Contrast this with Mark. Mark asked for the "Leasing Committee" minutes. He saw the building was at 22% rental capacity. He negotiated a longer closing to ensure he could get his lease application in early or factored the risk into his offer price. He knew exactly where he stood before he signed the note.
The Internal Systems Failure Point
Most people look at the kitchen cabinets. I look at the water heater and the HVAC plenum. In a building like The Vue At Lake Eola Orlando, these systems are often original to the 2007-2008 construction unless a previous owner was proactive. You're looking at 15+ year old infrastructure.

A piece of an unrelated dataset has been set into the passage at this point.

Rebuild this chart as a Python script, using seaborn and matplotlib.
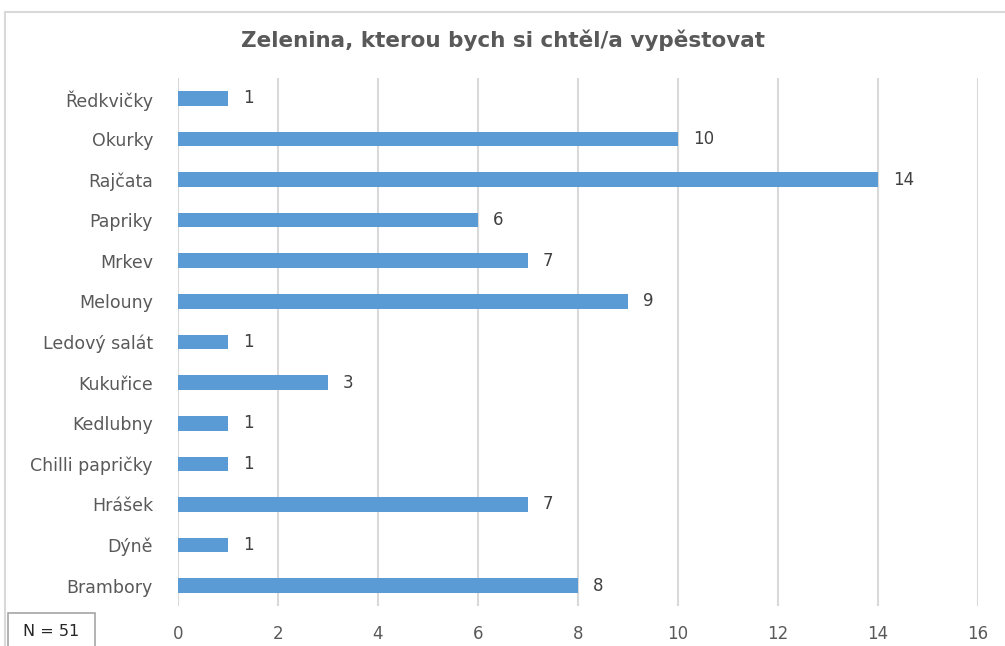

The mistake is assuming a home inspector will catch everything. Standard inspectors are used to houses, not high-rise chilling loops. If the unit uses a heat pump tied into a central cooling tower, a standard inspector might not realize the internal valve is calcified and ready to burst. I've seen a $200 valve failure cause $40,000 in water damage to the three units below, and guess who's liable? The owner of the unit where the leak started.
The Plumbing Audit
Check the shut-off valves. In these units, if they haven't been turned in a decade, they'll likely snap or leak the moment you try to use them. Replace them the day you move in. It costs $500 for a plumber to swap the main valves and the laundry hoses. It's the cheapest insurance policy you'll ever buy. I've seen people lose entire hardwood floors because a $20 rubber hose on a washing machine dry-rotted while they were on vacation.

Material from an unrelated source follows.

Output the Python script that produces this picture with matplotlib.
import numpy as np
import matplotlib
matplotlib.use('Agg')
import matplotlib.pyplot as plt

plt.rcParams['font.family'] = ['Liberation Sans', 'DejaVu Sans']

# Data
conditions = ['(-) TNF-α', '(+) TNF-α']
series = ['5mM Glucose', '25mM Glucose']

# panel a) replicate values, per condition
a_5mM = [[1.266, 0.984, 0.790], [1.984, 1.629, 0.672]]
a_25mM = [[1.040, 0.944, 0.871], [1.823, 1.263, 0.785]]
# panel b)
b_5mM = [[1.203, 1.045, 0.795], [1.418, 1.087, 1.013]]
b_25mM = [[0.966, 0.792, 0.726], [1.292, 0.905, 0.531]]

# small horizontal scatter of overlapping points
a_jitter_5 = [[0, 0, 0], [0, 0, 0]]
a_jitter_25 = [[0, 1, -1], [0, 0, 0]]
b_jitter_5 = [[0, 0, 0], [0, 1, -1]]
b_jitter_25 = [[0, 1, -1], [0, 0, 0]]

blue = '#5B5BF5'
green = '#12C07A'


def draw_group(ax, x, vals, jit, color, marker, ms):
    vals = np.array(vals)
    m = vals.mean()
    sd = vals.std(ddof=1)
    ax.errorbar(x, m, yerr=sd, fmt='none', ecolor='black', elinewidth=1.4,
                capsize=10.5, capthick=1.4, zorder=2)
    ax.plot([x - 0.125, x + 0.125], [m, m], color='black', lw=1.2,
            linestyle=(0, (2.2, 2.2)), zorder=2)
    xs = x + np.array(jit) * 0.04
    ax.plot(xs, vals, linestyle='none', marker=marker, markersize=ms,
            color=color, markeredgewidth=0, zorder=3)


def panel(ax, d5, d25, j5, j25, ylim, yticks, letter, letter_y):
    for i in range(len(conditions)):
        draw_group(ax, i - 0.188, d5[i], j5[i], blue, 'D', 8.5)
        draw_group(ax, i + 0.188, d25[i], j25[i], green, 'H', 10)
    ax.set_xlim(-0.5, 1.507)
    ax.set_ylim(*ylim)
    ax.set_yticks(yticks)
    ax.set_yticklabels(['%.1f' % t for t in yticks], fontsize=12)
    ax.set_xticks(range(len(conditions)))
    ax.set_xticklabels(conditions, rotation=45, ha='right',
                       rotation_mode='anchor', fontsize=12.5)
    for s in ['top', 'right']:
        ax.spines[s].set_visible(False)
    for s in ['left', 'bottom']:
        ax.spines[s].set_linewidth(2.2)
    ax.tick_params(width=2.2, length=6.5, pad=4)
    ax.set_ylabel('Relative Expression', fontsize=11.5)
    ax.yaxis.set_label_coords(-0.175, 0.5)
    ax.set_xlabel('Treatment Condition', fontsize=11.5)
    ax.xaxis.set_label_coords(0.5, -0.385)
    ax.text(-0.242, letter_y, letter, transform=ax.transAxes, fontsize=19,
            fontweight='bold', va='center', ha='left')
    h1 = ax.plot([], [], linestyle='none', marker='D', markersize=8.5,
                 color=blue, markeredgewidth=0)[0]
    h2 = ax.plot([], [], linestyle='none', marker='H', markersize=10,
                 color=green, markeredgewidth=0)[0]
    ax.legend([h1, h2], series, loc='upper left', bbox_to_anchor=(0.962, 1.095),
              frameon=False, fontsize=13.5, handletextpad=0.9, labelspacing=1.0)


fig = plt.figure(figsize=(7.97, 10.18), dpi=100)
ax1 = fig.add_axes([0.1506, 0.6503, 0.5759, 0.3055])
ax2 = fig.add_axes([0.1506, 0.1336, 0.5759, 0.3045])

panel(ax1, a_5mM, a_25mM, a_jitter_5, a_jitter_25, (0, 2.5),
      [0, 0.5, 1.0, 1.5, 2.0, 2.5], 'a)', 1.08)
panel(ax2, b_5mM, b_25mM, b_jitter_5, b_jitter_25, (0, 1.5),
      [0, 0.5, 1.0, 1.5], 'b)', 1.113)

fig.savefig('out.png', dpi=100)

High-Rise Insurance Misconceptions
You can't just call a standard insurance company and ask for a "homeowners" policy. You need an HO-6 policy, and you need to understand "walls-in" coverage versus the association's master policy. The biggest error is "Loss Assessment" coverage.
If the building's master policy has a $100,000 deductible for wind damage (common in Florida) and a hurricane hits, the association will split that $100,000 among the owners. If your personal policy doesn't have high Loss Assessment coverage, that $5,000 or $10,000 bill comes out of your pocket. Most people carry the default $1,000 coverage. That is a massive mistake. Bumping that coverage to $10,000 or $20,000 usually costs less than $50 a year. It's the difference between a minor inconvenience and a financial crisis.

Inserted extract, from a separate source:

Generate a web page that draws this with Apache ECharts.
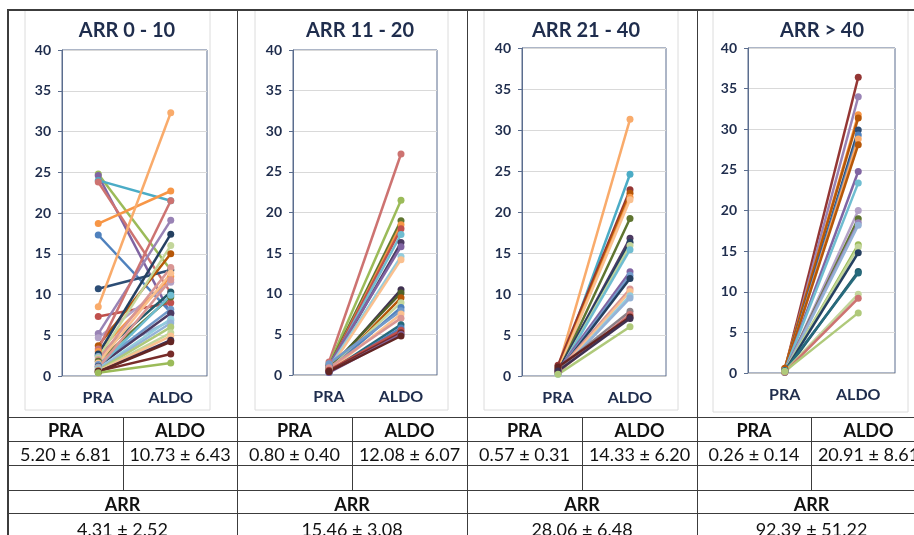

The Concrete Reality Check
Success in this building isn't about finding the "best" unit; it's about finding the one with the fewest hidden liabilities. You aren't buying a home; you're buying a share in a multi-million dollar corporation that happens to have a bed in it.
The market here is efficient, meaning there are rarely "steals." If a unit is priced $50,000 below market, there is a reason. It's either the mechanical noise, a pending assessment, a litigation issue with the HOA, or a layout that makes furniture placement impossible.
I don't care how good the lobby smells or how blue the pool looks. If you don't read the last twelve months of board meeting minutes, you're gambling. You'll see the arguments about the elevators, the complaints about the security guards, and the real talk about the budget. That’s where the truth lives. If you aren't willing to do that homework, you shouldn't be buying in a high-rise. You'll be the one providing the "cautionary tale" for the next buyer who actually does their research.
This isn't a "get rich quick" real estate play. It's a lifestyle choice that requires a rigorous, almost cynical level of due diligence. If you want a carefree life, rent. If you want to own, be prepared to work for it before you ever get the keys. Use a specialized inspector who knows high-rise MEP (mechanical, electrical, plumbing) systems. Verify the parking spot. Double-check the loss assessment coverage. Then, and only then, can you actually enjoy the view without wondering when the next bill is going to arrive.